◆ **Information supplied**
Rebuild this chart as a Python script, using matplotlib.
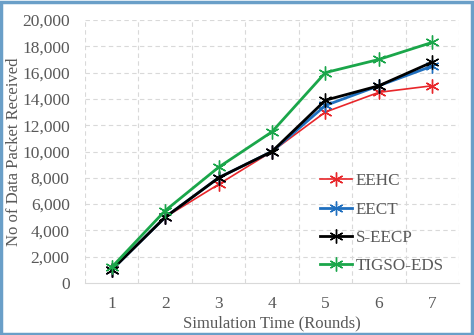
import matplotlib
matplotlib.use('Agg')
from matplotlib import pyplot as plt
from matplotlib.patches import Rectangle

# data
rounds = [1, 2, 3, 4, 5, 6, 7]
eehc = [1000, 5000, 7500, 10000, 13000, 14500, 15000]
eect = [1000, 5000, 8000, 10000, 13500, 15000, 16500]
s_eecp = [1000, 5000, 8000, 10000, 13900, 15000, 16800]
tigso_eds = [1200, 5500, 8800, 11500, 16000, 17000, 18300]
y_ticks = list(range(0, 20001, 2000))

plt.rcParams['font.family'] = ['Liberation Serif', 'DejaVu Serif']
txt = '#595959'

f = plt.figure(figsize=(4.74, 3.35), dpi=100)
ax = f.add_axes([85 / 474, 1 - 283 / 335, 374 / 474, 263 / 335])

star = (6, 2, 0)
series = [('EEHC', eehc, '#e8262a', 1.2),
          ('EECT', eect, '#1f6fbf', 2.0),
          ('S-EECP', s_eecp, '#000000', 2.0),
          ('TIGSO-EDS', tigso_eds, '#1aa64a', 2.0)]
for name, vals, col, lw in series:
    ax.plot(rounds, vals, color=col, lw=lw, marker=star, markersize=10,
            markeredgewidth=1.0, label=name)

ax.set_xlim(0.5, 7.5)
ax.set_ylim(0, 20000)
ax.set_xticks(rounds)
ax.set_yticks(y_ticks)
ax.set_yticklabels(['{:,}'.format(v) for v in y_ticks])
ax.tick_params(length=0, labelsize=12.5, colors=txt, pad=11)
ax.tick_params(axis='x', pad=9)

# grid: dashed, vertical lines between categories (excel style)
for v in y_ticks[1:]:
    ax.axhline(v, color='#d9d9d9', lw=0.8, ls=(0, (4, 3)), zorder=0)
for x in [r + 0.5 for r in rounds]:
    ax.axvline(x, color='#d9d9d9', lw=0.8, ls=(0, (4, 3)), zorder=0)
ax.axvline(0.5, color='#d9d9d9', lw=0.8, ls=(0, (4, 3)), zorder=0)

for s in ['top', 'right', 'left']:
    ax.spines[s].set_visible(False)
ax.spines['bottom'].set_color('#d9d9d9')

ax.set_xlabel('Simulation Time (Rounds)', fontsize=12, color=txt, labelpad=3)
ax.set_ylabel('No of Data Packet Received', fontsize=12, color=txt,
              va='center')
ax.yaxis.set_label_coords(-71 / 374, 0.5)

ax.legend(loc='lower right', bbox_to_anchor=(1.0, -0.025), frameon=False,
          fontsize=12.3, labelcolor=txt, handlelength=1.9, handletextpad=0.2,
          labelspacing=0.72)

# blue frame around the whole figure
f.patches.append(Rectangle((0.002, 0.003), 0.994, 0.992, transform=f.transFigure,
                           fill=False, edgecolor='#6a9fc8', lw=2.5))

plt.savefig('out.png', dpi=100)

◆ **Exercise prompt**
Write out again, exactly, the lines from the start of the listing up to the line containing "ax = f.add_axes([85", with both ends and without pictures.

◆ **Solution**
Rebuild this chart as a Python script, using matplotlib.
import matplotlib
matplotlib.use('Agg')
from matplotlib import pyplot as plt
from matplotlib.patches import Rectangle

# data
rounds = [1, 2, 3, 4, 5, 6, 7]
eehc = [1000, 5000, 7500, 10000, 13000, 14500, 15000]
eect = [1000, 5000, 8000, 10000, 13500, 15000, 16500]
s_eecp = [1000, 5000, 8000, 10000, 13900, 15000, 16800]
tigso_eds = [1200, 5500, 8800, 11500, 16000, 17000, 18300]
y_ticks = list(range(0, 20001, 2000))

plt.rcParams['font.family'] = ['Liberation Serif', 'DejaVu Serif']
txt = '#595959'

f = plt.figure(figsize=(4.74, 3.35), dpi=100)
ax = f.add_axes([85 / 474, 1 - 283 / 335, 374 / 474, 263 / 335])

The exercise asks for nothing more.